--- Data shown ---
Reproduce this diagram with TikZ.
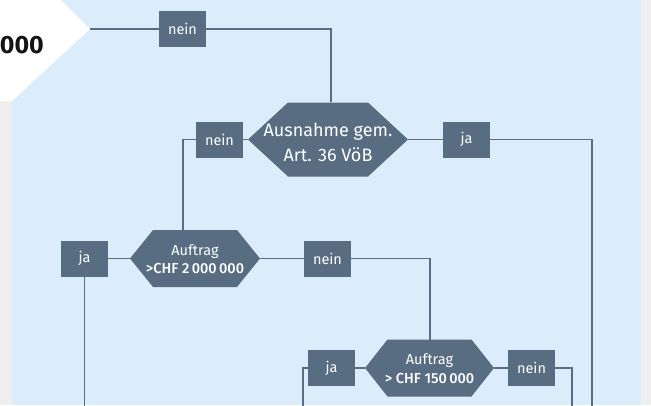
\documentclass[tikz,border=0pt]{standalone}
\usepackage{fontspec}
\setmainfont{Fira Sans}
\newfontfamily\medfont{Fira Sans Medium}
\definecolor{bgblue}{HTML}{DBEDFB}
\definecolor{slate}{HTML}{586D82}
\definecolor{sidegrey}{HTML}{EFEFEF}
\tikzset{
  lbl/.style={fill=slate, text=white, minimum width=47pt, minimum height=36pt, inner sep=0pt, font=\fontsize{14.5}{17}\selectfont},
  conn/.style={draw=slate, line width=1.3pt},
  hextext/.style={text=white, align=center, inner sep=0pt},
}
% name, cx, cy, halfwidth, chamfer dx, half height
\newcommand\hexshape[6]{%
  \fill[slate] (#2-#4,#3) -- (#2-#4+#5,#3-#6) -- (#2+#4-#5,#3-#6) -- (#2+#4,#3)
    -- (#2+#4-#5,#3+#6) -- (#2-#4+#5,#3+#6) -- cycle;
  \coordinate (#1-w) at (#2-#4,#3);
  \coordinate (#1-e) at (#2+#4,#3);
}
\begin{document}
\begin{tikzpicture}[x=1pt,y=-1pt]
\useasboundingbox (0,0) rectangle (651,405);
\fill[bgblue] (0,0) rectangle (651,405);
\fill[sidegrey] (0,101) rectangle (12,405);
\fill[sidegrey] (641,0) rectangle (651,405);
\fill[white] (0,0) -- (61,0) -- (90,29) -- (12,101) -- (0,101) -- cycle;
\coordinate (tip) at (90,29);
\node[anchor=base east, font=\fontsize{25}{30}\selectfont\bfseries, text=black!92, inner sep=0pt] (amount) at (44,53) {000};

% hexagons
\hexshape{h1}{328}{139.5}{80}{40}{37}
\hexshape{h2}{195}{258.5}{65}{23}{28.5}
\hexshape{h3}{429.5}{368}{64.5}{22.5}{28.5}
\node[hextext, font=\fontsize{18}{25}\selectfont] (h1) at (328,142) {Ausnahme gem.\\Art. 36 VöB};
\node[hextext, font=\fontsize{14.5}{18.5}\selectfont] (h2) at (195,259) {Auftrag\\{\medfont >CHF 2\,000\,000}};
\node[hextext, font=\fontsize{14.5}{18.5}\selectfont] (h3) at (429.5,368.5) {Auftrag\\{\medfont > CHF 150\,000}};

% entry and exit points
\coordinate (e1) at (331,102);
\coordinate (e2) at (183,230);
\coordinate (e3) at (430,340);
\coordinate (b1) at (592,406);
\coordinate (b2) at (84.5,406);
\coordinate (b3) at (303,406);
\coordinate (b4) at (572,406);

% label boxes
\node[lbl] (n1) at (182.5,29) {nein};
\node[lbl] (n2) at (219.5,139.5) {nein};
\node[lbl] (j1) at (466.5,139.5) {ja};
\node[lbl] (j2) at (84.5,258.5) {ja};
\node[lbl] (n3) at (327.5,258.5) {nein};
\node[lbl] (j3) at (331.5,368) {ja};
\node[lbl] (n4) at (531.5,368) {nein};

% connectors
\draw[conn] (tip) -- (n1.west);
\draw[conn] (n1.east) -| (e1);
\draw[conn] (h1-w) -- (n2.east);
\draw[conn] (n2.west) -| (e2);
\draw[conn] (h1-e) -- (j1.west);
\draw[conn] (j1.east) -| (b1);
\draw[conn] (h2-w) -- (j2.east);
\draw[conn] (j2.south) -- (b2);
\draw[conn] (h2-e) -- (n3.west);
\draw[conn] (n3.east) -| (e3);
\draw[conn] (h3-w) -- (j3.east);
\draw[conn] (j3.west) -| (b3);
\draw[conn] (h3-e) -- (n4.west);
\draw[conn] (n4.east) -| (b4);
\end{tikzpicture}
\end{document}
---
--- Data shown ---
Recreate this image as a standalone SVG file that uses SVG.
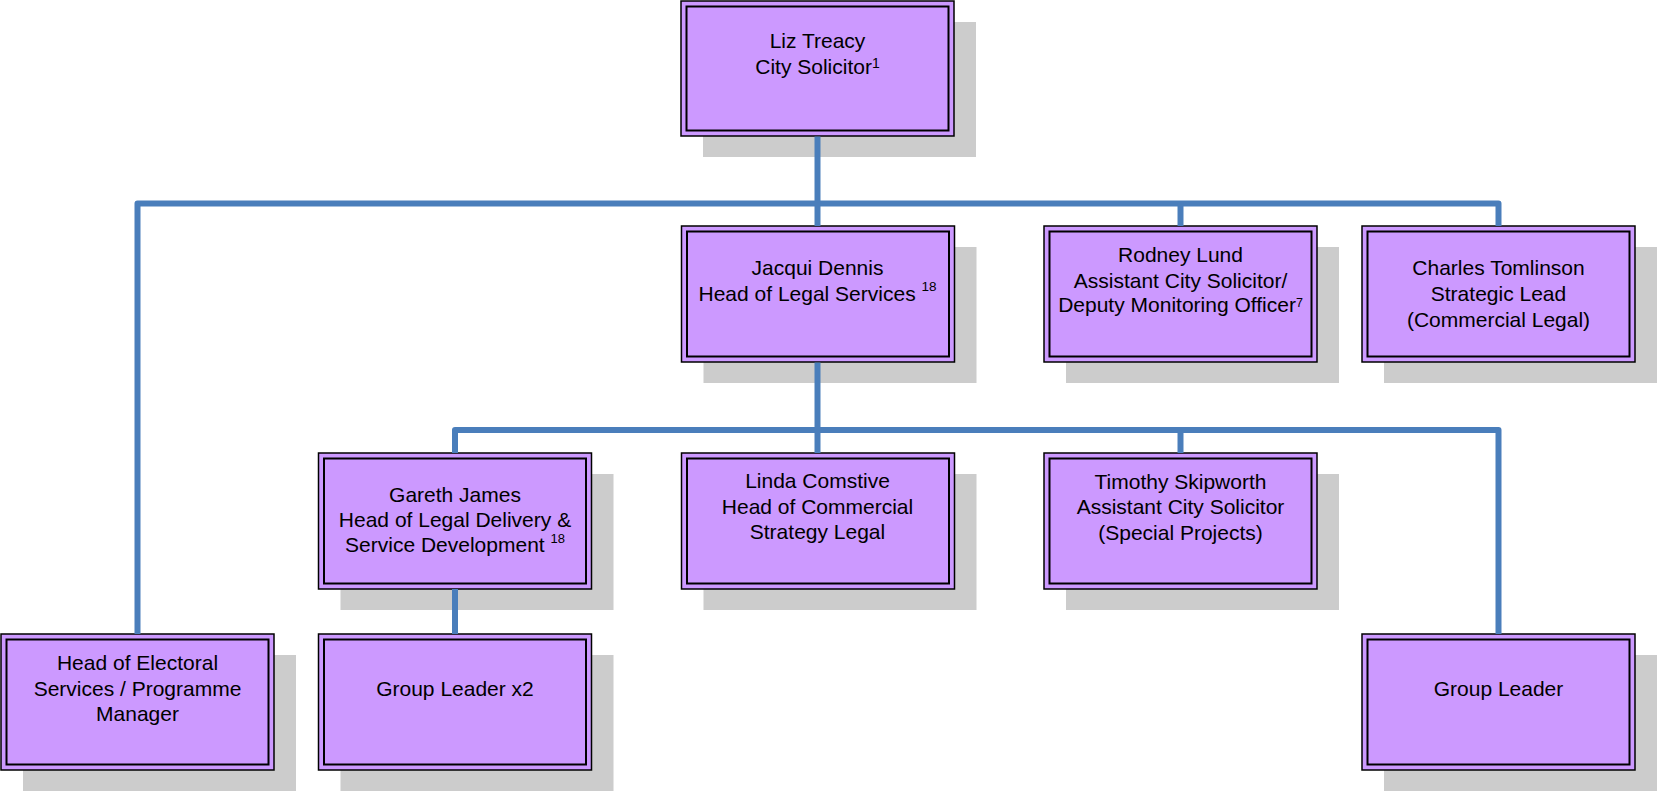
---
--- Data shown ---
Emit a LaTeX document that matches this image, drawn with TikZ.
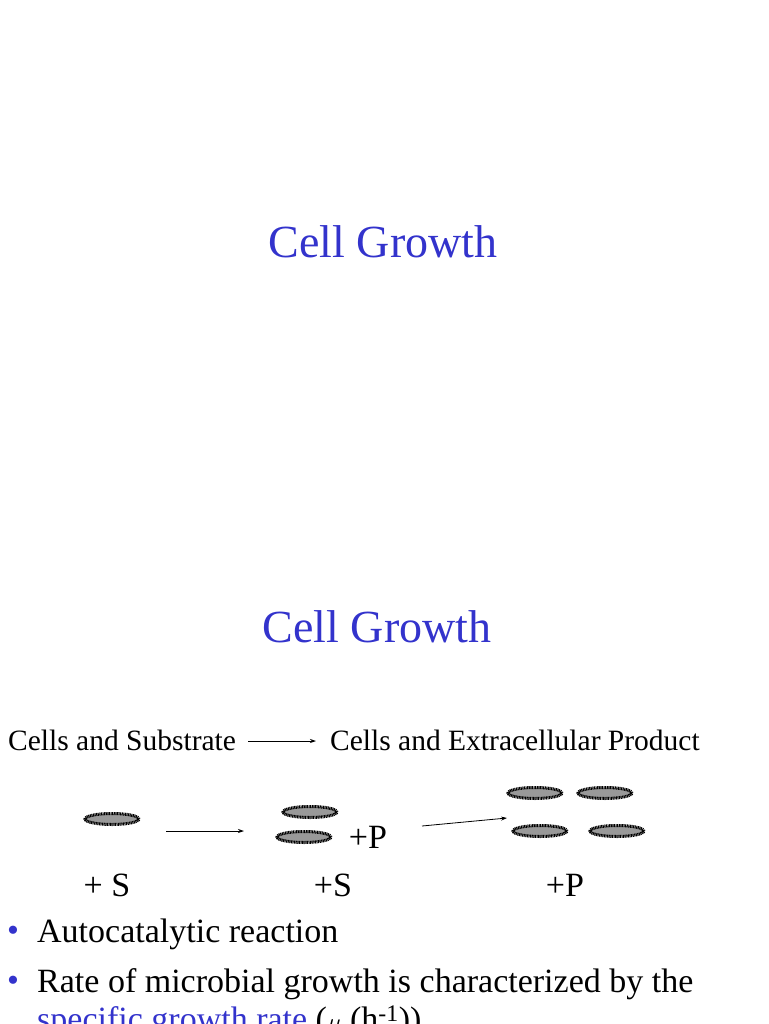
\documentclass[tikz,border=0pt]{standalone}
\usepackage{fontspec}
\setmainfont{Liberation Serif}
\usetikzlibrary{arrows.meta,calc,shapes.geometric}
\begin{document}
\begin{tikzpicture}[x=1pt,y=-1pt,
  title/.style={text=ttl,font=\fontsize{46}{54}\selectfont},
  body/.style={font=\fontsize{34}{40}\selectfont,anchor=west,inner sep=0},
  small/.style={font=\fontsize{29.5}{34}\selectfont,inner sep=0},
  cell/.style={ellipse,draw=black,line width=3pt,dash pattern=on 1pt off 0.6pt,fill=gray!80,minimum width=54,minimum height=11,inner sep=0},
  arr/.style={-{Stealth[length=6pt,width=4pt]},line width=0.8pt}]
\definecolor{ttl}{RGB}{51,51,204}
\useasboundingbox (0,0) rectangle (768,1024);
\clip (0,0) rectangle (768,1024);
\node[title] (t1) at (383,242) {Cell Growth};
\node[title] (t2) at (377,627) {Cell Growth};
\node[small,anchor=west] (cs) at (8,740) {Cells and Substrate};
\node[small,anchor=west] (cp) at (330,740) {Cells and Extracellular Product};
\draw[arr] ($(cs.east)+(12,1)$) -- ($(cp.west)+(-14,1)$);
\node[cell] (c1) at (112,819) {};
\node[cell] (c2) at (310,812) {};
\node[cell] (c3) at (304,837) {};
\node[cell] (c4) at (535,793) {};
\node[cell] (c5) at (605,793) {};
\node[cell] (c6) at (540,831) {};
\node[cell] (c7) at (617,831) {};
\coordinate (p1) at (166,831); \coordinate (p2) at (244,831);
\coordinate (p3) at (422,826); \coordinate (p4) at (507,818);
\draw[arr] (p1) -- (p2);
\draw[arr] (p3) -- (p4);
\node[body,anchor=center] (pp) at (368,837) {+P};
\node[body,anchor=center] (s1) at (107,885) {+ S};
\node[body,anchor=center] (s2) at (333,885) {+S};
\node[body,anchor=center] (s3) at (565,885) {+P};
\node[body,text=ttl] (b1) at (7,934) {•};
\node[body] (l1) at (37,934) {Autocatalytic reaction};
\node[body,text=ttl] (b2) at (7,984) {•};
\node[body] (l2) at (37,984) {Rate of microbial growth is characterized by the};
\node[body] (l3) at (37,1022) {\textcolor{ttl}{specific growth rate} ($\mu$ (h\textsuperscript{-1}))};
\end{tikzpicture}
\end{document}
---
--- To do ---
Identify each line holding the string "image", and copy it out.

--- Result for this task ---
Recreate this image as a standalone SVG file that uses SVG.
Emit a LaTeX document that matches this image, drawn with TikZ.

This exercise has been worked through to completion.